Stated goal
Print exactly those lines that run from the beginning of the data to the line bearing "const yTicks = [0,50,100,150,200,250,300,350];", inclusive.

Recorded information
====
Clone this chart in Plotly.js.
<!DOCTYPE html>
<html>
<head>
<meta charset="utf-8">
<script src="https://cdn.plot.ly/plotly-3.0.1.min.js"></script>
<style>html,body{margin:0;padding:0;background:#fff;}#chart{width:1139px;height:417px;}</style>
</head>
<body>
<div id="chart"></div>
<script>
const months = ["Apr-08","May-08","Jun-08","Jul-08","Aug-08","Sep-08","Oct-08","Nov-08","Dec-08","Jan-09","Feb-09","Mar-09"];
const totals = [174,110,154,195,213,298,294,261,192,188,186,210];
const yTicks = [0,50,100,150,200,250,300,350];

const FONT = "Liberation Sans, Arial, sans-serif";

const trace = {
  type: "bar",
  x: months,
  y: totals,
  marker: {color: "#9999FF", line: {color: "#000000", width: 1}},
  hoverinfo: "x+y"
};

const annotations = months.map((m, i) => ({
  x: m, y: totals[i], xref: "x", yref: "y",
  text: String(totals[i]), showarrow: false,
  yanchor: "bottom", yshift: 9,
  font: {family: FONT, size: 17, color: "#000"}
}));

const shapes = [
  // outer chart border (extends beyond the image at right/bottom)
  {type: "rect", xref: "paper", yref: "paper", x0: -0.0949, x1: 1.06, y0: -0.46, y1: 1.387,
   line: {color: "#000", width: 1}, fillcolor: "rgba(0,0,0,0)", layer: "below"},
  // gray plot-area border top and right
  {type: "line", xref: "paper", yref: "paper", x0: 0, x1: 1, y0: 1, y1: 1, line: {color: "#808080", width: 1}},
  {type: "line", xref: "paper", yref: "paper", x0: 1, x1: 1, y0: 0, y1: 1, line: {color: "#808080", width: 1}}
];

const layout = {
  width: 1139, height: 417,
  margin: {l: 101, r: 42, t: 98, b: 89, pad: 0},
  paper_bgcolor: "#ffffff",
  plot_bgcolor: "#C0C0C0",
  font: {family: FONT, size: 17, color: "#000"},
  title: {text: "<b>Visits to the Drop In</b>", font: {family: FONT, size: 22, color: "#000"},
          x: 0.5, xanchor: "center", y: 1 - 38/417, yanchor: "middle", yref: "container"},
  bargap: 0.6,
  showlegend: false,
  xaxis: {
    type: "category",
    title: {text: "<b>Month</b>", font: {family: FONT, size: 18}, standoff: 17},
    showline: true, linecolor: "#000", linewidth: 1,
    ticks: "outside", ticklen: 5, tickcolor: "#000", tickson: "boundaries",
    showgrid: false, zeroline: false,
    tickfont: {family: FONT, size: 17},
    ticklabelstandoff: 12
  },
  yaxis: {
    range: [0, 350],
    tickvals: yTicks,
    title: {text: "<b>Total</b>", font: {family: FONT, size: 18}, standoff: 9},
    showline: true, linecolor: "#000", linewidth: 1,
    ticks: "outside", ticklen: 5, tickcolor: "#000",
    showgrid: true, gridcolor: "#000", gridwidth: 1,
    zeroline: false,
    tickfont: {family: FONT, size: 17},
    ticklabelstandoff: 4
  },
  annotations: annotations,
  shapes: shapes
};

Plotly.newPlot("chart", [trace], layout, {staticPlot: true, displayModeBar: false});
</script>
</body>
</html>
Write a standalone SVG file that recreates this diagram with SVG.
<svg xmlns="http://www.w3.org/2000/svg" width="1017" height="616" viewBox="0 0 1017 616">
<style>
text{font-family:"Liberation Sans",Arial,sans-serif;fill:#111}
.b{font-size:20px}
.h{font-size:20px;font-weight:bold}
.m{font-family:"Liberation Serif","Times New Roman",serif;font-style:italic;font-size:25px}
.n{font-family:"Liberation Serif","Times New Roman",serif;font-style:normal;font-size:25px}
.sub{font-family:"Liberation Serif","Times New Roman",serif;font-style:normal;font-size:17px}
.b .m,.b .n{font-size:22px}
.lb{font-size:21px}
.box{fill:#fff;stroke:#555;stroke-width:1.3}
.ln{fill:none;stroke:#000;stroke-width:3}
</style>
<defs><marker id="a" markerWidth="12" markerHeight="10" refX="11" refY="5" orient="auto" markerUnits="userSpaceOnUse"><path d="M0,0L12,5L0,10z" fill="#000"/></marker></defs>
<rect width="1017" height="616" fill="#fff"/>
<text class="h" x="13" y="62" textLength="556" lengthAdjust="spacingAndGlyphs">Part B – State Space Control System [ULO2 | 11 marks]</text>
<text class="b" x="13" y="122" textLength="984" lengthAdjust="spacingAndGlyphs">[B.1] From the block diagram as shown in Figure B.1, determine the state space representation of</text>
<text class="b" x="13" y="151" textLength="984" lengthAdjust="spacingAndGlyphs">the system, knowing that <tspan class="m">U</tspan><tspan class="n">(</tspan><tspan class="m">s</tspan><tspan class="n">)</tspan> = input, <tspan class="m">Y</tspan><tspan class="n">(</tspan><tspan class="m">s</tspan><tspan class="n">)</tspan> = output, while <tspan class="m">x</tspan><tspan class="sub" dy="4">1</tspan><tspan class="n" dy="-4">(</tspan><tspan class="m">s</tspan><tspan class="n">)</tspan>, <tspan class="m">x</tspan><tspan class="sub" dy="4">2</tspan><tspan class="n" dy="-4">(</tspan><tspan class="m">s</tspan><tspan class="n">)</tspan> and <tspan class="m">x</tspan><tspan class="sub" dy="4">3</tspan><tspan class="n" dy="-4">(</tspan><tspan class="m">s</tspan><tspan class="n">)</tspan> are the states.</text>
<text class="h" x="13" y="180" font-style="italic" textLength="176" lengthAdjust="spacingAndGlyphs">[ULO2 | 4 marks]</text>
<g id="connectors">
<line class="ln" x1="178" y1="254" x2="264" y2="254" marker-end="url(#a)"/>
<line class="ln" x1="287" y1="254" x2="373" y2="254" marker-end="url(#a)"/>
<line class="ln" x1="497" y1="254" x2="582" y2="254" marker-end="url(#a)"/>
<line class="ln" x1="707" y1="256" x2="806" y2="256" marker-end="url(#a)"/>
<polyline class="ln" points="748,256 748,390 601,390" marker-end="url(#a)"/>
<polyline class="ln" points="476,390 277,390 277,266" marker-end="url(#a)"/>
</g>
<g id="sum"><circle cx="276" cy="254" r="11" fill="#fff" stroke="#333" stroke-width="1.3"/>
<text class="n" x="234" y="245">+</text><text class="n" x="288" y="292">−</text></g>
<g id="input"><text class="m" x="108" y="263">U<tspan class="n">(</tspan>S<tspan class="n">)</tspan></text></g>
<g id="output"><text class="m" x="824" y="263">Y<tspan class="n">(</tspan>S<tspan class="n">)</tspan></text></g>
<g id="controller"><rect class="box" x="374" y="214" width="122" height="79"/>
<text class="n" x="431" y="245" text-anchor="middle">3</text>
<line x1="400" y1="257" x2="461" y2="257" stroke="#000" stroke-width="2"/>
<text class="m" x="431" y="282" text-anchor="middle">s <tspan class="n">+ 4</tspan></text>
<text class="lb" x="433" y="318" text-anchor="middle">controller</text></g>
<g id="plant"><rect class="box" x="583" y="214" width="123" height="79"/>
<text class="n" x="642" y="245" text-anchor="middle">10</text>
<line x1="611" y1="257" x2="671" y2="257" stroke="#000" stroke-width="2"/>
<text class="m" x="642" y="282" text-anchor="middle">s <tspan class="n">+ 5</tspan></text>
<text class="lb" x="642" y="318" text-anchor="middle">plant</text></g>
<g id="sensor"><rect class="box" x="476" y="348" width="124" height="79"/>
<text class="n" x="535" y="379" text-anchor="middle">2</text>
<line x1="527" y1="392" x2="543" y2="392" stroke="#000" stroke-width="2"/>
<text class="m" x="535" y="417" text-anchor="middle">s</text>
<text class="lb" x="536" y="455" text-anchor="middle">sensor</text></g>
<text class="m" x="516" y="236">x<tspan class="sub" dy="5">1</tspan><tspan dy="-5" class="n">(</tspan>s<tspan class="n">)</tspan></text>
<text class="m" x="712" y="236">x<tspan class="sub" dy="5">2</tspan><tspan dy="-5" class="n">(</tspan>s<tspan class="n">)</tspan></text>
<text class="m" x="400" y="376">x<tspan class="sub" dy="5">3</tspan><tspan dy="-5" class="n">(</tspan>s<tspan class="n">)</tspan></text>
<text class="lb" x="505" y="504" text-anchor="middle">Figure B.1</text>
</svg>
====
Reply
Clone this chart in Plotly.js.
<!DOCTYPE html>
<html>
<head>
<meta charset="utf-8">
<script src="https://cdn.plot.ly/plotly-3.0.1.min.js"></script>
<style>html,body{margin:0;padding:0;background:#fff;}#chart{width:1139px;height:417px;}</style>
</head>
<body>
<div id="chart"></div>
<script>
const months = ["Apr-08","May-08","Jun-08","Jul-08","Aug-08","Sep-08","Oct-08","Nov-08","Dec-08","Jan-09","Feb-09","Mar-09"];
const totals = [174,110,154,195,213,298,294,261,192,188,186,210];
const yTicks = [0,50,100,150,200,250,300,350];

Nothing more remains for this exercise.